Codices and Accounts
The Florentine Codex, compiled by the Spanish friar Bernardino de Sahagún with the help of Aztec informants, provides detailed descriptions of festivals, including the specific prayers, songs, and rituals that accompanied human sacrifice. The Codex Borgia and Codex Magliabechiano depict ceremonies with graphic illustrations. Spanish conquistadors like Hernán Cortés and Bernal Díaz del Castillo also wrote accounts—though often exaggerated to justify conquest—that corroborate the ritual nature of the killings. For example, Díaz del Castillo described seeing the tzompantli of Tenochtitlan, which held tens of thousands of skulls. While the number is debated, the existence of such racks is not. More recent archaeological work at the Huei Tzompantli in Mexico City has uncovered over 600 skulls, many from women and children, suggesting a broader sacrificial spectrum than previously thought.
Ethnohistorical Perspectives
Studies of Aztec religion by scholars like Miguel León-Portilla and Inga Clendinnen have emphasized that Aztec sacrifice was deeply embedded in a philosophy of reciprocity. The Cantares Mexicanos, a collection of Nahuatl songs, contain lyrics that frame sacrifice as a precious flower-offering, blending beauty and death. The World History Encyclopedia provides accessible summaries of these sources.
Reciprocity and Cosmic Balance
To the Aztecs, human sacrifice was not cruelty for its own sake but an act of cosmic equilibrium. They believed that humans lived as a result of the gods’ initial sacrifice, so repayment was a moral duty. This concept of teotl (divine energy) permeated all aspects of life—agriculture, war, and governance.

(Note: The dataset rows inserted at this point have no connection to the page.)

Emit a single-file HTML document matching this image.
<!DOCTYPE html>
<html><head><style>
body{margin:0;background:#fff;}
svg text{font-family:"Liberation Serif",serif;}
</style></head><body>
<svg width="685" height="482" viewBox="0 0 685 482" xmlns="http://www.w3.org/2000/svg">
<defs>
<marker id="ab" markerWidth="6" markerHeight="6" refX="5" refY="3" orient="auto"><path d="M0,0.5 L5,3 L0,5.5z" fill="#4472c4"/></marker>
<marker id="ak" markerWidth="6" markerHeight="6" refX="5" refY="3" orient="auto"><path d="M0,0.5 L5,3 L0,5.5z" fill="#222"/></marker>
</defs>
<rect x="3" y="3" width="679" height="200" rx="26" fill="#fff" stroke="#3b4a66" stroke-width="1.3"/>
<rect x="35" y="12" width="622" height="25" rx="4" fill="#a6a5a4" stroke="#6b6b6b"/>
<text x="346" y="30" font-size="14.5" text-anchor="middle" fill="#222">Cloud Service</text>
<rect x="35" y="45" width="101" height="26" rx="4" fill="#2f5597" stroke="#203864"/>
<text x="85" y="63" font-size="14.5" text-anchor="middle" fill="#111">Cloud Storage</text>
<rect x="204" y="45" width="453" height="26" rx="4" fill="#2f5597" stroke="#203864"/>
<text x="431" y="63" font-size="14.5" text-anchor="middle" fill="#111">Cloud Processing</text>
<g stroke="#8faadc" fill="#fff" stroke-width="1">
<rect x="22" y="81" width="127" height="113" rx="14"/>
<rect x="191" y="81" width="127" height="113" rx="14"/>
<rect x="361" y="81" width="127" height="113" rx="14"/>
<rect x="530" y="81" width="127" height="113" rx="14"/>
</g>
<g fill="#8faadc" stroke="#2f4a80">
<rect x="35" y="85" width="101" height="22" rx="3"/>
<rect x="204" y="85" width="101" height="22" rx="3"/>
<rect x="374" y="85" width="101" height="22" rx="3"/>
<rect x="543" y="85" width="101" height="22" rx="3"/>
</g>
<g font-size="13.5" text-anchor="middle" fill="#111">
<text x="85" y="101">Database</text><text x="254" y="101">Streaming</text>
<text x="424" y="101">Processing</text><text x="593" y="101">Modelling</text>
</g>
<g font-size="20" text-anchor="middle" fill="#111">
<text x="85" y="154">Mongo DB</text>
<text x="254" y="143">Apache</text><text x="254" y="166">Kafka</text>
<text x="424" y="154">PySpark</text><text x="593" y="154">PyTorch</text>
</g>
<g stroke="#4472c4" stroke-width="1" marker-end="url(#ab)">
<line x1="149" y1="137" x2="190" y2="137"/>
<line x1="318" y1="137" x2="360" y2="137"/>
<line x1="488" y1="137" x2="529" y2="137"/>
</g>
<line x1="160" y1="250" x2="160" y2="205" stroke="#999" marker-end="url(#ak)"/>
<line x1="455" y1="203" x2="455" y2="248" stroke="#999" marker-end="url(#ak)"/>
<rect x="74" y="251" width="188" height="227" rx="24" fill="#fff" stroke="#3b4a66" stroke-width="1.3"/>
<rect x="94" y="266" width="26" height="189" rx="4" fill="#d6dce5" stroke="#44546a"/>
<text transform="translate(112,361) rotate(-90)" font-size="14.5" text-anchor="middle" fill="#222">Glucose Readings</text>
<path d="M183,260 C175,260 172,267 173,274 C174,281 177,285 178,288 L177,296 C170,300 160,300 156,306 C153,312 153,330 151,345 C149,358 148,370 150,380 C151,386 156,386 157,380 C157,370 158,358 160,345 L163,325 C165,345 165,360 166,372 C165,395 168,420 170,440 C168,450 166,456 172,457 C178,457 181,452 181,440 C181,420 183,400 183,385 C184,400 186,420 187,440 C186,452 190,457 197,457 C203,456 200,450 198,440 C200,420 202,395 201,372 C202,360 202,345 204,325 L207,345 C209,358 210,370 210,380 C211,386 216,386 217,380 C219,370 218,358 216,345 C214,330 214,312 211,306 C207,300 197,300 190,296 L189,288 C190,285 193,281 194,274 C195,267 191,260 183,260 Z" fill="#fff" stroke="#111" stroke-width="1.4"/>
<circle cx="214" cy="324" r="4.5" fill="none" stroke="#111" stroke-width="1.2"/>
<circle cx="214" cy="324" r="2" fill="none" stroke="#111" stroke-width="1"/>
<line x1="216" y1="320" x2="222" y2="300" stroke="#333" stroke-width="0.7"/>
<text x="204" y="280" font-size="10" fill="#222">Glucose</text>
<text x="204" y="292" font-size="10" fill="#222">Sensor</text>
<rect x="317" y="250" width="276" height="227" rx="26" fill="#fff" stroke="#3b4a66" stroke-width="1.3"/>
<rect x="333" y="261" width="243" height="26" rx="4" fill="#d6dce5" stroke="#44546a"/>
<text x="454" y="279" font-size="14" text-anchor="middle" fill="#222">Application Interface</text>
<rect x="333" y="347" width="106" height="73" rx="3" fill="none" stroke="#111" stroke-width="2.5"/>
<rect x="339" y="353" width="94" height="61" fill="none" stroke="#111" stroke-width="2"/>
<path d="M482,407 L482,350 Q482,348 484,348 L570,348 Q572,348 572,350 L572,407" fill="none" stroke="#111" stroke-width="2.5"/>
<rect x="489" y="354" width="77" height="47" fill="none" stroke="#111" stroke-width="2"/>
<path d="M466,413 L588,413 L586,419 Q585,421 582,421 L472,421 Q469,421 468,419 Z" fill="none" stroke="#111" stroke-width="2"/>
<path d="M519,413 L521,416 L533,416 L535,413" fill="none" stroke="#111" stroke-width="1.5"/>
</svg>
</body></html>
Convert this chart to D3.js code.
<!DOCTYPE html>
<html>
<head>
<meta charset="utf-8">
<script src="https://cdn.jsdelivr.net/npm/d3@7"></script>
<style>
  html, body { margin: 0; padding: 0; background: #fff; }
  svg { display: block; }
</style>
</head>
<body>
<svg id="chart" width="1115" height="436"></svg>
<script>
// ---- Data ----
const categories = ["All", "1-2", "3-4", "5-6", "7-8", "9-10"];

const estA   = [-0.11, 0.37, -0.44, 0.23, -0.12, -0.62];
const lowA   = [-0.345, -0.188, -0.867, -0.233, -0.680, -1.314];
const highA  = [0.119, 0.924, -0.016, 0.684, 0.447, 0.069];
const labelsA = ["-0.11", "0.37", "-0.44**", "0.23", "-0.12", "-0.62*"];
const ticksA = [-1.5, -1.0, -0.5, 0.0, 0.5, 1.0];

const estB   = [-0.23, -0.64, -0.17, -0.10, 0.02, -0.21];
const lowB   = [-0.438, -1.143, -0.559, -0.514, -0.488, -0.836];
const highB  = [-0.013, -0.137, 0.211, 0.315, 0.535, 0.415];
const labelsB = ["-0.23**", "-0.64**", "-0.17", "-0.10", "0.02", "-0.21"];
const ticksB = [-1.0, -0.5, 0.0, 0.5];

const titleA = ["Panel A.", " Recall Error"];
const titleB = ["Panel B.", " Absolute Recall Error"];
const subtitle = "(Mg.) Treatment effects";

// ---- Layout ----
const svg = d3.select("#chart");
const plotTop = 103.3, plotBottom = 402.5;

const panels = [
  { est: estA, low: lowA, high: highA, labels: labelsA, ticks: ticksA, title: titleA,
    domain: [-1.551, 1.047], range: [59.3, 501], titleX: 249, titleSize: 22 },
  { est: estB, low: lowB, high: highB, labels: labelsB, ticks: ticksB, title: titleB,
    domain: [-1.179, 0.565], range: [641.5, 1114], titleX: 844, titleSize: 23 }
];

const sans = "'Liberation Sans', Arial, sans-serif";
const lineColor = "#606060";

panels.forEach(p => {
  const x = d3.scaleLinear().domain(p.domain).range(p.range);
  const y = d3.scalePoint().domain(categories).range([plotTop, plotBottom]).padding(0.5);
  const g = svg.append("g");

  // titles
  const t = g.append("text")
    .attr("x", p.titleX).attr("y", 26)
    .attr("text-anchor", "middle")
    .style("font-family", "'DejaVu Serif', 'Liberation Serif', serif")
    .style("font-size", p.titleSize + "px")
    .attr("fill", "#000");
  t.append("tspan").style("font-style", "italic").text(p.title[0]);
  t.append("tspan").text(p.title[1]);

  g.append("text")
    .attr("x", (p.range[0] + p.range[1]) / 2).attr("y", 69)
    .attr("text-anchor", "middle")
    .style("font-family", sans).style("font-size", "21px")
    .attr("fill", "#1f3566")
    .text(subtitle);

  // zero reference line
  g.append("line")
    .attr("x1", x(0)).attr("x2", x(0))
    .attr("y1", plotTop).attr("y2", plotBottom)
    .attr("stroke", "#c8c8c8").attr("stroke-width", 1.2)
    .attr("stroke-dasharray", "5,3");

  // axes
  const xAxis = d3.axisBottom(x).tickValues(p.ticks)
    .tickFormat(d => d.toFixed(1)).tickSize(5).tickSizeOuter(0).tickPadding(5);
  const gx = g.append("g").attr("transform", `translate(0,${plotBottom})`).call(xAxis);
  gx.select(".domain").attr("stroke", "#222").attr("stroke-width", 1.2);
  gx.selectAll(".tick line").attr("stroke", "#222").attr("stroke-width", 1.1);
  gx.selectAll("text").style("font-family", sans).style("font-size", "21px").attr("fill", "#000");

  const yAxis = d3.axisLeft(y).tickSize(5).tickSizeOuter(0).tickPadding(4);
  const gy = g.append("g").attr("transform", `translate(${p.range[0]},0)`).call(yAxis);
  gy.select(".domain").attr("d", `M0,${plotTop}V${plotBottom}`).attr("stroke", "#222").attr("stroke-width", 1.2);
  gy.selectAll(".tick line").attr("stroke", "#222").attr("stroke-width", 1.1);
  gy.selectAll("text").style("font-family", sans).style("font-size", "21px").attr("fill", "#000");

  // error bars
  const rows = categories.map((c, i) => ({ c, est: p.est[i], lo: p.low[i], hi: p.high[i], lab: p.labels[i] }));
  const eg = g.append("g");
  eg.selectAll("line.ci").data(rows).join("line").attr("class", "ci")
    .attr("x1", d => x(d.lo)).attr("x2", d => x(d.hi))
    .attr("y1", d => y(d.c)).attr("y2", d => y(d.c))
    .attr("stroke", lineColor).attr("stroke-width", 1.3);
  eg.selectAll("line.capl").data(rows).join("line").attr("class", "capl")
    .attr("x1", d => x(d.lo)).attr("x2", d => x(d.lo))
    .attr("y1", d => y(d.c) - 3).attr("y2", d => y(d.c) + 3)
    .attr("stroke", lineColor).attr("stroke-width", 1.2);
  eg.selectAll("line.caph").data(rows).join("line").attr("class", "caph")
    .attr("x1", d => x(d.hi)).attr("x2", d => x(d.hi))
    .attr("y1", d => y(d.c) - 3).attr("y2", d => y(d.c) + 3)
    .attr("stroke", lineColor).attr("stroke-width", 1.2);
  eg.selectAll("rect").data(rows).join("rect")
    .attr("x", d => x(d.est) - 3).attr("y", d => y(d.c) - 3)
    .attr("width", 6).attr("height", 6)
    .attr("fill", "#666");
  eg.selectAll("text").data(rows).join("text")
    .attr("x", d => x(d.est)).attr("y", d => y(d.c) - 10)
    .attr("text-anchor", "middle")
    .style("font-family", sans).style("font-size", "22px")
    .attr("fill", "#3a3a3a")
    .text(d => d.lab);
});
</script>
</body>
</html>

The sun, the earth, and the rain were all active participants in a reciprocal relationship. When an Aztec farmer planted a seed, he was mimicking the sacrifice of the gods; when a priest cut out a heart, he was feeding the god who fed him. This logic made human sacrifice a logical, even necessary, part of maintaining the world.
Moreover, the victims were often treated with great reverence in the days leading up to their deaths. They were fed the best food, given alcohol, and honored as living gods. Many captives reportedly went willingly, understanding their role in the cosmic cycle. The line between death and life, sacrifice and feasting, was thin and permeable. The flower wars (xochiyaoyotl) were a specialized form of conflict designed to capture victims for sacrifice rather than to conquer territory, further demonstrating how integrated sacrifice was with state policy and religious belief.
Social and Political Functions of Sacrifice
Beyond religion, human sacrifice served important social and political functions. It was a tool of state terror, demonstrating the empire's power over its enemies and its ability to feed the gods. Human sacrifice reinforced the social hierarchy: nobles often participated in rituals as priests or captors, while commoners watched and took part in feasting. The distribution of sacrificed bodies—especially the flesh eaten in cannibalistic rites—bound families and lineages together. Sacrificial victims often came from tribute provinces or enemy states, and the ritual marked the subjugation of those peoples. The scale of sacrifice at major festivals could number in the hundreds, and the spectacle was intended to awe both participants and observers. The Peabody Museum of Archaeology and Ethnology has a collection of Aztec stone sculptures and sacrificial knives that illustrate the artistry involved in these implements.
Legacy and Modern Interpretations
Today, Aztec human sacrifice is one of the most controversial and misunderstood aspects of pre-Columbian history. Modern scholars, such as David Carrasco, argue that we must view these practices within their own cultural logic rather than imposing modern moral judgments. The Aztecs were not uniquely bloodthirsty; many civilizations, including the Roman gladiatorial games, the Inca capacocha, and the Maya ballcourt sacrifices, also performed ritual killings tied to agricultural cycles. What sets the Aztecs apart is the sheer scale and symbolic elaboration of the practice.
For further reading, the Mexicolore website offers accessible explanations of Aztec festivals and daily life. The World History Encyclopedia has detailed articles on the Aztec calendar and the role of sacrifice in Mesoamerican religion. And the Museo Nacional de Antropología in Mexico City houses the iconic Aztec Sun Stone and numerous artifacts that contextualize these rituals.
In conclusion, Aztec human sacrifice was not random violence but a highly organized, religiously motivated system that sustained the solar and agricultural cycles upon which the empire depended. By understanding the intricate connections between the calendar, the gods, the land, and the social order, we can see these rituals as a desperate, beautiful, and often terrifying attempt to keep the world in balance. The sun rose every day, the maize grew every year, and the Aztecs believed it was because they had paid the highest price: human life. Their legacy challenges us to consider the profound—and sometimes horrifying—lengths to which societies will go to ensure their survival.